Real estate and joint ventures. For many types of operations, you must carefully evaluate the pros and cons of using a partnership. There are, however, two situations well suited to a partnership. The first is a real estate venture. Here the liability issue is usually small and can be handled by insurance. Moreover, most real estate operations are highly leveraged with outside debt. The fact that such debt will be added to a partner’s basis (if he’s responsible), is a big advantage over an S corporation. The second is in the case of a joint venture. Usually this involves two or more entities, often corporations, pooling their efforts for a particular project. The unlimited liability of a partnership is not an issue since the partners are usually corporations. And the ability to make special allocations of income, expenses, etc. can produce significant tax advantages for the participants.

Limited Partnerships

Limited partnerships are a variation on the general partnership discussed above. In a limited partnership there are one or more limited partners and at least one general partner. Limited partnerships are usually created by filing forms and fees to the state and establishing a formal partnership agreement following state law. This agreement is a Legal document that specifically details powers and responsibilities of each partner and how the partnership will function.

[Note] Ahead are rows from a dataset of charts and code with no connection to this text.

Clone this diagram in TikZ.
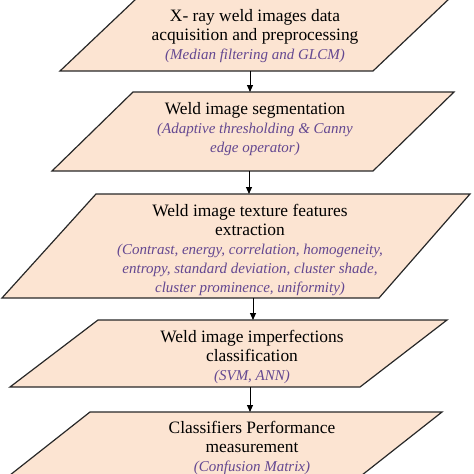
\documentclass[tikz,border=0pt]{standalone}
\usepackage{fontspec}
\setmainfont{Liberation Serif}[ItalicFont={Liberation Serif Italic}, BoldFont={Liberation Serif Bold}]
\usetikzlibrary{arrows.meta}
\definecolor{boxfill}{RGB}{252,228,210}
\definecolor{boxline}{RGB}{40,40,40}
\definecolor{subtxt}{RGB}{100,72,145}
\tikzset{
  stepshape/.style={fill=boxfill, draw=boxline, line width=1.2pt, line join=miter},
  steptext/.style={align=center, text=black, font=\fontsize{17.4}{19}\selectfont, inner sep=0pt},
  arr/.style={draw=black, line width=1pt, -{Triangle[length=7pt,width=6pt]}},
}
\newcommand{\sub}[1]{{\color{subtxt}\itshape\fontsize{15}{18.5}\selectfont #1}}
\begin{document}
\begin{tikzpicture}[x=1pt,y=-1pt]
\useasboundingbox (0,0) rectangle (474,474);
% box 1
\coordinate (a1) at (137,-2); \coordinate (a2) at (450,-2);
\coordinate (a3) at (373,71); \coordinate (a4) at (60,71);
\filldraw[stepshape] (a1) -- (a2) -- (a3) -- (a4) -- cycle;
\node[steptext] (t1) at (255,36) {X- ray weld images data\\acquisition and preprocessing\\\sub{(Median filtering and GLCM)}};
% box 2
\coordinate (b1) at (133,92); \coordinate (b2) at (454,92);
\coordinate (b3) at (373,171); \coordinate (b4) at (52,171);
\filldraw[stepshape] (b1) -- (b2) -- (b3) -- (b4) -- cycle;
\node[steptext] (t2) at (255,129) {Weld image segmentation\\\sub{(Adaptive thresholding \& Canny}\\\sub{edge operator)}};
% box 3
\coordinate (c1) at (96,194); \coordinate (c2) at (470,194);
\coordinate (c3) at (379,298); \coordinate (c4) at (2,298);
\filldraw[stepshape] (c1) -- (c2) -- (c3) -- (c4) -- cycle;
\node[steptext] (t3) at (250,250) {Weld image texture features\\extraction\\\sub{(Contrast, energy, correlation, homogeneity,}\\\sub{entropy, standard deviation, cluster shade,}\\\sub{cluster prominence, uniformity)}};
% box 4
\coordinate (d1) at (98,320); \coordinate (d2) at (447,320);
\coordinate (d3) at (360,387); \coordinate (d4) at (10,387);
\filldraw[stepshape] (d1) -- (d2) -- (d3) -- (d4) -- cycle;
\node[steptext] (t4) at (252,357) {Weld image imperfections\\classification\\\sub{(SVM, ANN)}};
% box 5
\coordinate (e1) at (90,412); \coordinate (e2) at (442,412);
\coordinate (e3) at (357,479); \coordinate (e4) at (5,479);
\filldraw[stepshape] (e1) -- (e2) -- (e3) -- (e4) -- cycle;
\node[steptext] (t5) at (252,448) {Classifiers Performance\\measurement\\\sub{(Confusion Matrix)}};
% connectors
\coordinate (s1) at (250,71);  \coordinate (n2) at (250,92);
\coordinate (s2) at (249,171); \coordinate (n3) at (249,194);
\coordinate (s3) at (253,298); \coordinate (n4) at (253,320);
\coordinate (s4) at (250,387); \coordinate (n5) at (250,412);
\draw[arr] (s1) -- (n2);
\draw[arr] (s2) -- (n3);
\draw[arr] (s3) -- (n4);
\draw[arr] (s4) -- (n5);
\end{tikzpicture}
\end{document}
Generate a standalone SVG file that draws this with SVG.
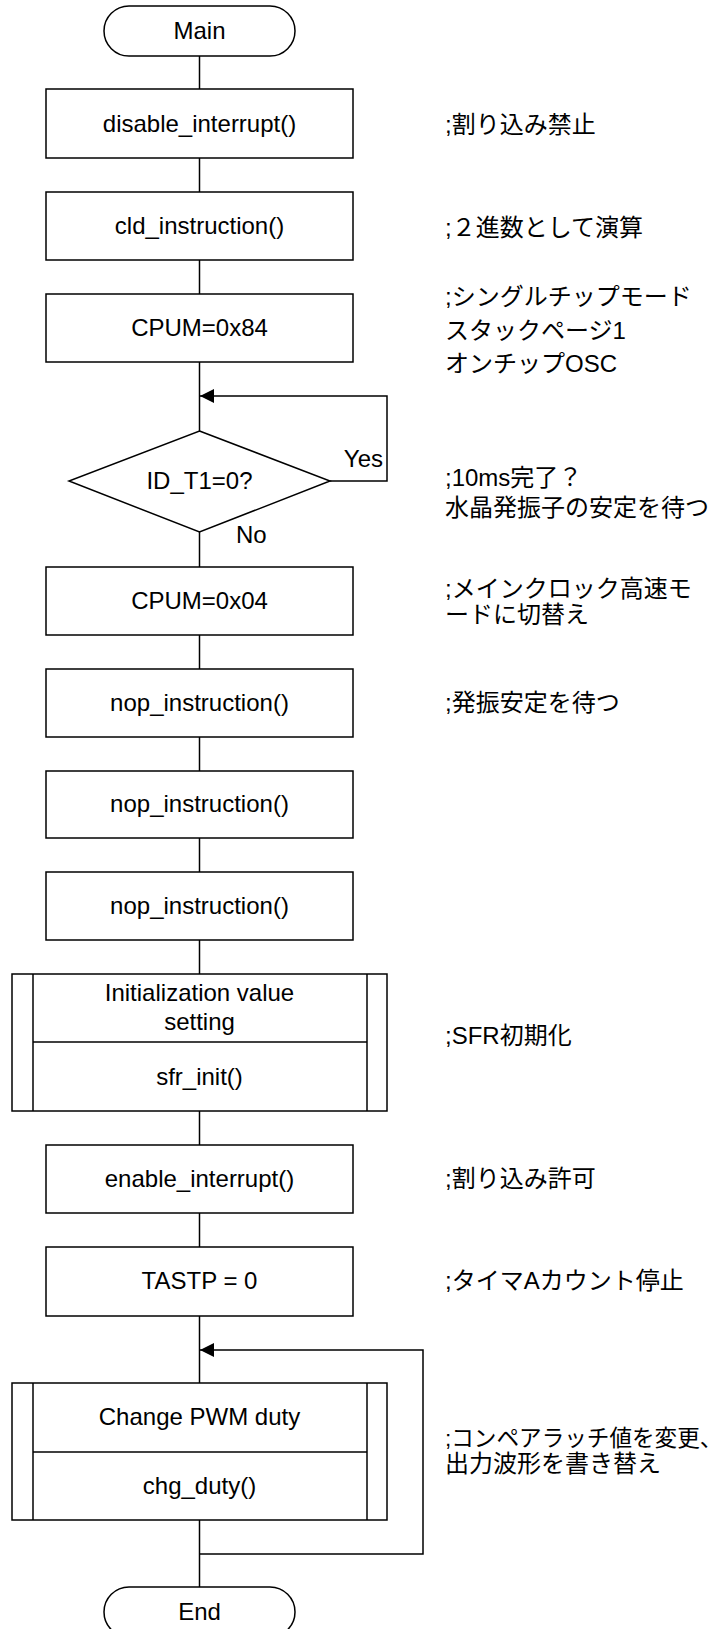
<svg xmlns="http://www.w3.org/2000/svg" width="726" height="1629" viewBox="0 0 726 1629">
<style>
.s{fill:#fff;stroke:#000;stroke-width:1.5}
.l{fill:none;stroke:#000;stroke-width:1.5}
text{font-family:"Liberation Sans","Noto Sans CJK JP",sans-serif;font-size:24px;fill:#000}
.c{text-anchor:middle}
.n{font-size:22.6px}
</style>
<defs>
<marker id="arr" markerUnits="userSpaceOnUse" markerWidth="15" markerHeight="15" refX="14" refY="7" orient="auto">
<path d="M0,0 L14,7 L0,14 z" fill="#000"/>
</marker>
</defs>
<rect width="726" height="1629" fill="#fff"/>
<g id="connectors">
<line class="l" x1="199.5" y1="56" x2="199.5" y2="89"/>
<line class="l" x1="199.5" y1="158" x2="199.5" y2="192"/>
<line class="l" x1="199.5" y1="260" x2="199.5" y2="294"/>
<line class="l" x1="199.5" y1="362" x2="199.5" y2="431"/>
<polyline class="l" points="330,481 387,481 387,396 200,396" marker-end="url(#arr)"/>
<line class="l" x1="199.5" y1="532" x2="199.5" y2="567"/>
<line class="l" x1="199.5" y1="635" x2="199.5" y2="669"/>
<line class="l" x1="199.5" y1="737" x2="199.5" y2="771"/>
<line class="l" x1="199.5" y1="838" x2="199.5" y2="872"/>
<line class="l" x1="199.5" y1="940" x2="199.5" y2="974"/>
<line class="l" x1="199.5" y1="1111" x2="199.5" y2="1145"/>
<line class="l" x1="199.5" y1="1213" x2="199.5" y2="1247"/>
<line class="l" x1="199.5" y1="1316" x2="199.5" y2="1383"/>
<line class="l" x1="199.5" y1="1520" x2="199.5" y2="1587"/>
<polyline class="l" points="199.5,1554 423,1554 423,1350 200,1350" marker-end="url(#arr)"/>
<text x="383" y="467" text-anchor="end">Yes</text>
<text x="236" y="543">No</text>
</g>
<g id="main">
<rect class="s" x="104" y="6" width="191" height="50" rx="25"/>
<text class="c" x="199.5" y="39">Main</text>
</g>
<g id="disable">
<rect class="s" x="46" y="89" width="307" height="69"/>
<text class="c" x="199.5" y="132">disable_interrupt()</text>
</g>
<g id="cld">
<rect class="s" x="46" y="192" width="307" height="68"/>
<text class="c" x="199.5" y="234">cld_instruction()</text>
</g>
<g id="cpum84">
<rect class="s" x="46" y="294" width="307" height="68"/>
<text class="c" x="199.5" y="336">CPUM=0x84</text>
</g>
<g id="decision">
<polygon class="s" points="199.5,431 330,481 199.5,532 69,481"/>
<text class="c" x="199.5" y="489">ID_T1=0?</text>
</g>
<g id="cpum04">
<rect class="s" x="46" y="567" width="307" height="68"/>
<text class="c" x="199.5" y="609">CPUM=0x04</text>
</g>
<g id="nop1">
<rect class="s" x="46" y="669" width="307" height="68"/>
<text class="c" x="199.5" y="711">nop_instruction()</text>
</g>
<g id="nop2">
<rect class="s" x="46" y="771" width="307" height="67"/>
<text class="c" x="199.5" y="812">nop_instruction()</text>
</g>
<g id="nop3">
<rect class="s" x="46" y="872" width="307" height="68"/>
<text class="c" x="199.5" y="914">nop_instruction()</text>
</g>
<g id="sfrinit">
<rect class="s" x="12" y="974" width="375" height="137"/>
<line class="l" x1="33" y1="974" x2="33" y2="1111"/>
<line class="l" x1="367" y1="974" x2="367" y2="1111"/>
<line class="l" x1="33" y1="1042" x2="367" y2="1042"/>
<text class="c" x="199.5" y="1001">Initialization value</text>
<text class="c" x="199.5" y="1030">setting</text>
<text class="c" x="199.5" y="1085">sfr_init()</text>
</g>
<g id="enable">
<rect class="s" x="46" y="1145" width="307" height="68"/>
<text class="c" x="199.5" y="1187">enable_interrupt()</text>
</g>
<g id="tastp">
<rect class="s" x="46" y="1247" width="307" height="69"/>
<text class="c" x="199.5" y="1289">TASTP = 0</text>
</g>
<g id="chgduty">
<rect class="s" x="12" y="1383" width="375" height="137"/>
<line class="l" x1="33" y1="1383" x2="33" y2="1520"/>
<line class="l" x1="367" y1="1383" x2="367" y2="1520"/>
<line class="l" x1="33" y1="1452" x2="367" y2="1452"/>
<text class="c" x="199.5" y="1425">Change PWM duty</text>
<text class="c" x="199.5" y="1494">chg_duty()</text>
</g>
<g id="end">
<rect class="s" x="104" y="1587" width="191" height="50" rx="25"/>
<text class="c" x="199.5" y="1620">End</text>
</g>
<g id="comments">
<text x="445" y="133">;割り込み禁止</text>
<text x="445" y="236">;２進数として演算</text>
<text x="445" y="305">;シングルチップモード</text>
<text x="445" y="339">スタックページ1</text>
<text x="445" y="372">オンチップOSC</text>
<text x="445" y="486">;10ms完了？</text>
<text x="445" y="516">水晶発振子の安定を待つ</text>
<text x="445" y="597">;メインクロック高速モ</text>
<text x="445" y="623">ードに切替え</text>
<text x="445" y="711">;発振安定を待つ</text>
<text x="445" y="1044">;SFR初期化</text>
<text x="445" y="1187">;割り込み許可</text>
<text x="445" y="1289">;タイマAカウント停止</text>
<text class="n" x="445" y="1446">;コンペアラッチ値を変更、</text>
<text x="445" y="1472">出力波形を書き替え</text>
</g>
</svg>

Limited Partnerships are commonly used where asset protection strategies and especially when real estate assets are involved. The limited partners have neither liability for business activities nor management responsibilities. The limited partners can’t lose more than their investment. The general partner has unlimited liability. The general partner can (and should) be a corporation, thus limiting its liability.

Limited partners are restricted in their deduction for losses, usually up to the amount of their investment. A major advantage is that personal creditors cannot seize assets nor force the sale of a partnership interest.